Anche Italo Calvino era rimasto ammaliato dai Tarocchi, quelli ferraresi del Quattrocento, tanto da scriverne un romanzo, “Il castello dei destini incrociati” in cui, per un incantesimo, i personaggi possono comunicare solo con le raffinate carte di Bonifacio Bembo. I Tarocchi sono infatti una creazione tutta italiana, nascono a Ferrara, proprio accanto ad Ariosto che scrive l’Orlando Furioso e da lì corrono in tutta Europa, modificandosi e adattandosi alla cultura di ogni Paese. Alla fine del Settecento, un francese scrive un libro in cui suggerisce che i tarocchi potrebbero avere un collegamento con altri mondi, con magie bianche e nere, con elementi esoterici. Il gioco diventa cartomanzia.
Non ci sono molte notizie sull’arrivo dei Tarocchi in Sicilia, tra nobili e collezionisti (il principe di Biscari e il Monastero dei Benedettini a Catania) circolava qualche carta quattrocentesca. Il gioco dovrebbe essere arrivato nella seconda metà del Seicento con un mazzo di derivazione fiorentina chiamato Minchiate (ma non nel senso siciliano). Lo sbarco in Sicilia porta variazioni, vengono eliminato diversi Trionfi per rendere più agile il gioco. Il movimento dei soggetti – «circolare, centripeto, bloccato dai confini della carta» – è più vivo nei mazzi antichi, quelli con la colorazione alla “moresca”, fatta con la punta del dito. Nei secoli le figure diventano sempre più stilizzate e più popolari: non più piccoli quadri ma figure da gioco, funzionali, facilmente leggibili. Il gioco all’inizio del secolo scorso divenne meno popolare e la stampa fu presa da una signora catanese, Concetta Campione che alla fine degli anni Trenta sfornava Tarocchi Siciliani, mentre davanti all’ufficio c’era un casotto della finanza che tassava e timbrava tutti i mazzi. La tipografia stampava anche le veline per avvolgere le arance, e le carte prima di essere inserite nella scatoletta di cartone erano avvolte, proprio come i profumati tarocchi, da una velina su cui dominavano l’Etna e gli archi della Marina. Con la crisi degli anni 60-70 (legata alle arance) le carte – che ancora oggi si possono acquistare – passarono alla Modiano.

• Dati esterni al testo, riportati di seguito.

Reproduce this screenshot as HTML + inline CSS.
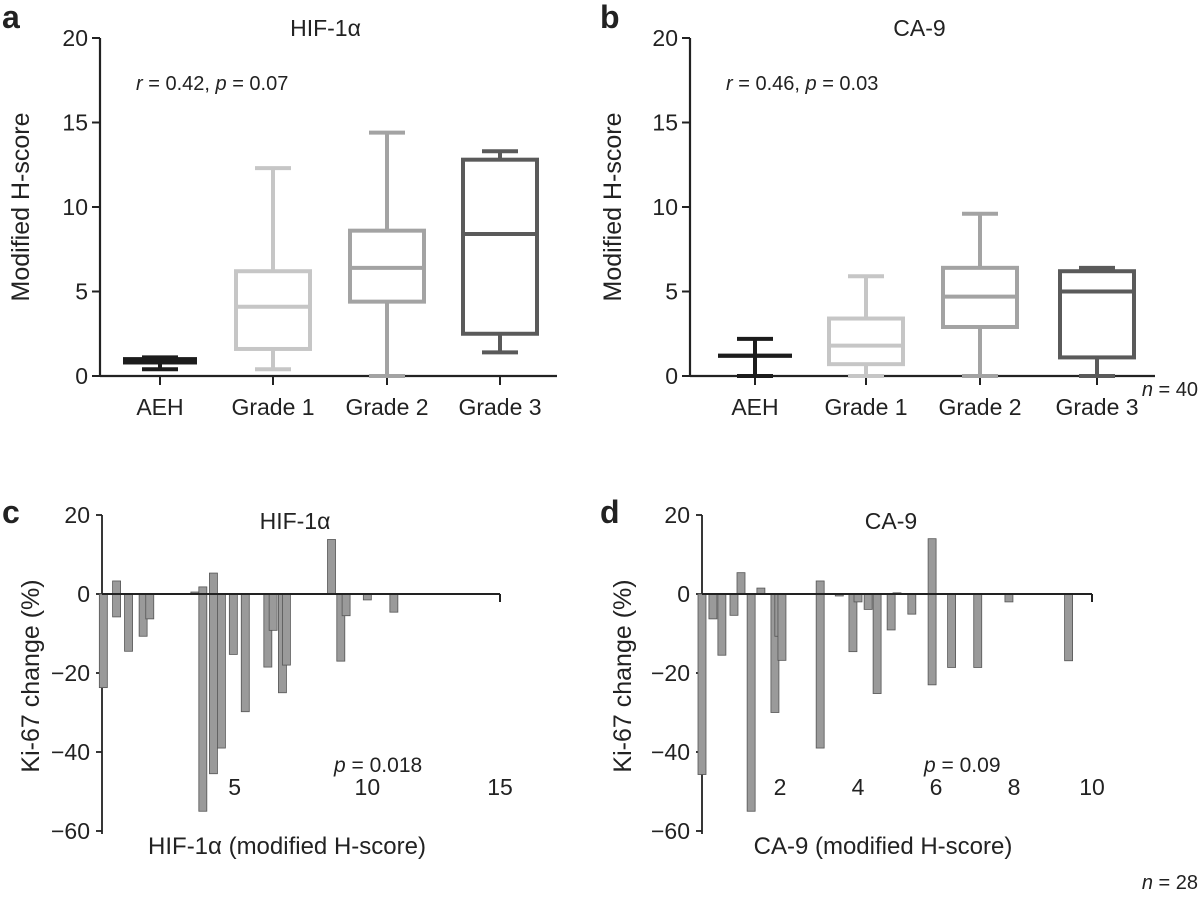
<!DOCTYPE html>
<html><head><meta charset="utf-8"><style>
html,body{margin:0;padding:0;background:#fff;}
svg{display:block;font-family:"Liberation Sans",sans-serif;}
</style></head><body>
<svg id="fig" width="1200" height="898" viewBox="0 0 1200 898" xmlns="http://www.w3.org/2000/svg"></svg>
<script>
// ---- Panel a / b data (box plots) ----
const groups = ["AEH","Grade 1","Grade 2","Grade 3"];
const hifMin = [0.4, 0.4, 0, 1.4];
const hifQ1  = [0.8, 1.6, 4.4, 2.5];
const hifMed = [0.85, 4.1, 6.4, 8.4];
const hifQ3  = [1.0, 6.2, 8.6, 12.8];
const hifMax = [1.1, 12.3, 14.4, 13.3];
const caMin = [0, 0, 0, 0];
const caQ1  = [1.2, 0.7, 2.9, 1.1];
const caMed = [1.2, 1.8, 4.7, 5.0];
const caQ3  = [1.2, 3.4, 6.4, 6.2];
const caMax = [2.2, 5.9, 9.6, 6.4];
const boxTicks = [0,5,10,15,20];
// ---- Panel c / d data (bars) ----
const hifScore = [0.05,0.55,0.55,1.0,1.55,1.8,3.5,3.8,3.8,4.2,4.2,4.5,4.95,5.4,6.25,6.45,6.8,6.95,8.65,9.0,9.2,10.0,11.0];
const hifKi    = [-23.7,3.3,-5.8,-14.5,-10.7,-6.3,0.5,1.8,-55,5.3,-45.5,-39,-15.3,-29.8,-18.5,-9.2,-25,-18,13.8,-17,-5.5,-1.5,-4.6];
const caScore  = [0,0.28,0.51,0.82,1.0,1.26,1.51,1.87,1.97,2.05,3.03,3.03,3.52,3.87,4.0,4.26,4.49,4.85,5.0,5.38,5.9,5.9,6.4,7.07,7.87,9.4];
const caKi     = [-45.7,-6.3,-15.5,-5.4,5.4,-55,1.5,-30,-10.7,-16.8,3.3,-39,-0.5,-14.6,-2,-3.9,-25.2,-9.1,0.3,-5.1,14,-23,-18.6,-18.6,-2,-16.9];
const barTicks = [20,0,-20,-40,-60];
const cTicks = [5,10,15];
const dTicks = [2,4,6,8,10];
const boxColors = ["#1c1c1c","#c6c6c6","#a3a3a3","#5a5a5a"];

const svg = document.getElementById('fig');
const NS = "http://www.w3.org/2000/svg";
function mk(tag, attrs, parent){
  const e = document.createElementNS(NS, tag);
  for (const k in attrs) e.setAttribute(k, attrs[k]);
  (parent||svg).appendChild(e);
  return e;
}
function txt(x,y,s,size,anchor,parent,extra){
  const t = mk('text',{x:x,y:y,'font-size':size,'text-anchor':anchor||'middle',fill:'#222'},parent);
  if (extra) for (const k in extra) t.setAttribute(k, extra[k]);
  t.innerHTML = s;
  return t;
}

function boxPanel(name, axX, axEnd, catX, mn, q1, md, q3, mx, title, stat, ytx){
  const g = mk('g',{});
  
  
  const y0 = 376, y20 = 38;
  const ys = v => y0 - (v/20)*(y0-y20);
  const ax = mk('g',{},g);
  
  
  mk('line',{x1:axX,y1:y20,x2:axX,y2:y0,stroke:'#222','stroke-width':2.2},ax);
  boxTicks.forEach(t=>{
    mk('line',{x1:axX-8,y1:ys(t),x2:axX,y2:ys(t),stroke:'#222','stroke-width':2},ax);
    const l = txt(axX-12, ys(t)+8, t, 23, 'end', ax);
    
    
  });
  const xa = mk('g',{},g);
  
  
  const yt = txt(0, 0, 'Modified H-score', 25, 'middle', g, {transform:'rotate(-90 '+ytx+' 207)', x:ytx, y:216});
  
  
  groups.forEach((gname,i)=>{
    const cx = catX[i], c = boxColors[i], hw = 37;
    const b = mk('g',{},g);
    
    
    if (i===0){
      mk('line',{x1:cx,y1:ys(mx[i]),x2:cx,y2:ys(mn[i]),stroke:c,'stroke-width':4},b);
      mk('line',{x1:cx-18,y1:ys(mx[i]),x2:cx+18,y2:ys(mx[i]),stroke:c,'stroke-width':4},b);
      mk('line',{x1:cx-18,y1:ys(mn[i]),x2:cx+18,y2:ys(mn[i]),stroke:c,'stroke-width':4},b);
      mk('rect',{x:cx-hw,y:ys(q3[i])-2,width:hw*2,height:Math.max(ys(q1[i])-ys(q3[i]),0)+4,fill:c},b);
      mk('line',{x1:cx-hw,y1:ys(md[i]),x2:cx+hw,y2:ys(md[i]),stroke:c,'stroke-width':4},b);
    } else {
      mk('line',{x1:cx,y1:ys(mx[i]),x2:cx,y2:ys(q3[i]),stroke:c,'stroke-width':4},b);
      mk('line',{x1:cx,y1:ys(q1[i]),x2:cx,y2:ys(mn[i]),stroke:c,'stroke-width':4},b);
      mk('line',{x1:cx-18,y1:ys(mx[i]),x2:cx+18,y2:ys(mx[i]),stroke:c,'stroke-width':4},b);
      mk('line',{x1:cx-18,y1:ys(mn[i]),x2:cx+18,y2:ys(mn[i]),stroke:c,'stroke-width':4},b);
      mk('rect',{x:cx-hw,y:ys(q3[i]),width:hw*2,height:ys(q1[i])-ys(q3[i]),fill:'none',stroke:c,'stroke-width':4},b);
      mk('line',{x1:cx-hw,y1:ys(md[i]),x2:cx+hw,y2:ys(md[i]),stroke:c,'stroke-width':4},b);
    }
    mk('line',{x1:cx,y1:y0,x2:cx,y2:y0+9,stroke:'#222','stroke-width':2},xa);
    const l = txt(cx, y0+39, gname, 23, 'middle', xa);
    
    
  });
  mk('line',{x1:axX,y1:y0,x2:axEnd,y2:y0,stroke:'#222','stroke-width':2.2},xa);
  const tt = txt((axX+axEnd)/2 - 3, 36, title, 23, 'middle', g);
  
  
  const st = txt(axX+36, 90, stat, 20, 'start', g);
  
  
}

function barPanel(name, axX, axEnd, xmax, ticks, xs_, ys_, title, xtitle, ptext, px, ytx){
  const g = mk('g',{});
  
  
  const y0 = 594, yTop = 515, yBot = 834;
  const ys = v => y0 - v*(y0-yTop)/20;
  const xs = v => axX + v*(axEnd-axX)/xmax;
  const ax = mk('g',{},g);
  
  
  mk('line',{x1:axX,y1:yTop,x2:axX,y2:yBot,stroke:'#222','stroke-width':1.8},ax);
  barTicks.forEach(t=>{
    mk('line',{x1:axX-6,y1:ys(t),x2:axX,y2:ys(t),stroke:'#222','stroke-width':1.8},ax);
    const l = txt(axX-12, ys(t)+8, (t<0?'\u2212'+(-t):t), 23, 'end', ax);
    
    
  });
  const yt = txt(0,0,'Ki-67 change (%)', 25, 'middle', g, {transform:'rotate(-90 '+ytx+' 676)', x:ytx, y:685});
  
  
  const bars = mk('g',{},g);
  
  
  xs_.forEach((h,i)=>{
    const v = ys_[i];
    const r = mk('rect',{x:xs(h)-4, y:Math.min(ys(v),y0), width:8, height:Math.max(Math.abs(ys(v)-y0),1.5), fill:'#9a9a9a', stroke:'#555','stroke-width':0.8},bars);
    
    
  });
  const xa = mk('g',{},g);
  
  
  mk('line',{x1:axX,y1:y0,x2:axEnd,y2:y0,stroke:'#222','stroke-width':2},xa);
  mk('line',{x1:axEnd,y1:y0,x2:axEnd,y2:y0+8,stroke:'#222','stroke-width':2},xa);
  ticks.forEach(t=>{
    const l = txt(xs(t), 795, t, 23, 'middle', xa);
    
    
  });
  const xt = txt((axX+axEnd)/2-14, 854, xtitle, 24, 'middle', g);
  
  
  const tt = txt((axX+axEnd)/2-6, 529, title, 23, 'middle', g);
  
  
  const pt = txt(px, 772, ptext, 21, 'start', g);
  
  
}

boxPanel('panel-a-hif-boxplot', 100, 557, [160,273,387,500], hifMin,hifQ1,hifMed,hifQ3,hifMax, 'HIF-1&#945;', '<tspan font-style="italic">r</tspan> = 0.42, <tspan font-style="italic">p</tspan> = 0.07', 20);
boxPanel('panel-b-ca9-boxplot', 690, 1155, [755,866,980,1097], caMin,caQ1,caMed,caQ3,caMax, 'CA-9', '<tspan font-style="italic">r</tspan> = 0.46, <tspan font-style="italic">p</tspan> = 0.03', 612);
barPanel('panel-c-hif-bars', 102, 500, 15, cTicks, hifScore, hifKi, 'HIF-1&#945;', 'HIF-1&#945; (modified H-score)', '<tspan font-style="italic">p</tspan> = 0.018', 334, 30);
barPanel('panel-d-ca9-bars', 702, 1092, 10, dTicks, caScore, caKi, 'CA-9', 'CA-9 (modified H-score)', '<tspan font-style="italic">p</tspan> = 0.09', 924, 622);

[['a',2,28],['b',600,28],['c',2,523],['d',600,523]].forEach(p=>{
  const t = txt(p[1], p[2], p[0], 32, 'start', svg, {'font-weight':'bold'});
  
  
});
const n1 = txt(1198, 396, '<tspan font-style="italic">n</tspan> = 40', 20, 'end');


const n2 = txt(1198, 889, '<tspan font-style="italic">n</tspan> = 28', 20, 'end');


</script>
</body></html>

Dopo Michael Dummett non molti progressi sono stati fatti sulla storia dei Tarocchi Siciliani. A colmare l’imperdonabile lacuna, ecco una mostra che aprirà i battenti il 21 settembre al Castello Ursino dove resterà fino al 6 gennaio. Un evento espositivo unico nel suo genere in Sicilia, promosso dal Museo Civico Castello Ursino (che possiede splendide carte ferraresi del Quattrocento), dall’assessorato ai Beni Culturali del Comune di Catania e organizzato dall’“Associazione Culturale Gioco Tarocchi Siciliani – Michael Dummett” di Catania diretta da Salvo Bonaccorsi – anima della mostra, storico e giocatore egli stesso di Tarocchi – e dall’International Playing-Card Society di Londra, che sarà presente a Catania con i più importanti studiosi e collezionisti. Numerosi mazzi di Tarocchi (siciliani, del resto d’Italia e di altri Paesi) antichi e moderni, matrici, documenti, immagini racconteranno la storia della presenza, della produzione e della pratica del gioco dei Tarocchi e delle carte da gioco in Sicilia, dalla metà del Quattrocento ai giorni nostri. Una mostra piccola e originale che conduce dentro un mondo fantastico, trasporta nei circoli dei nobili e nelle osterie, mostra, in ogni “seme”, in ogni figura, arte e cultura siciliana, racconta una storia di secoli. Carta canta.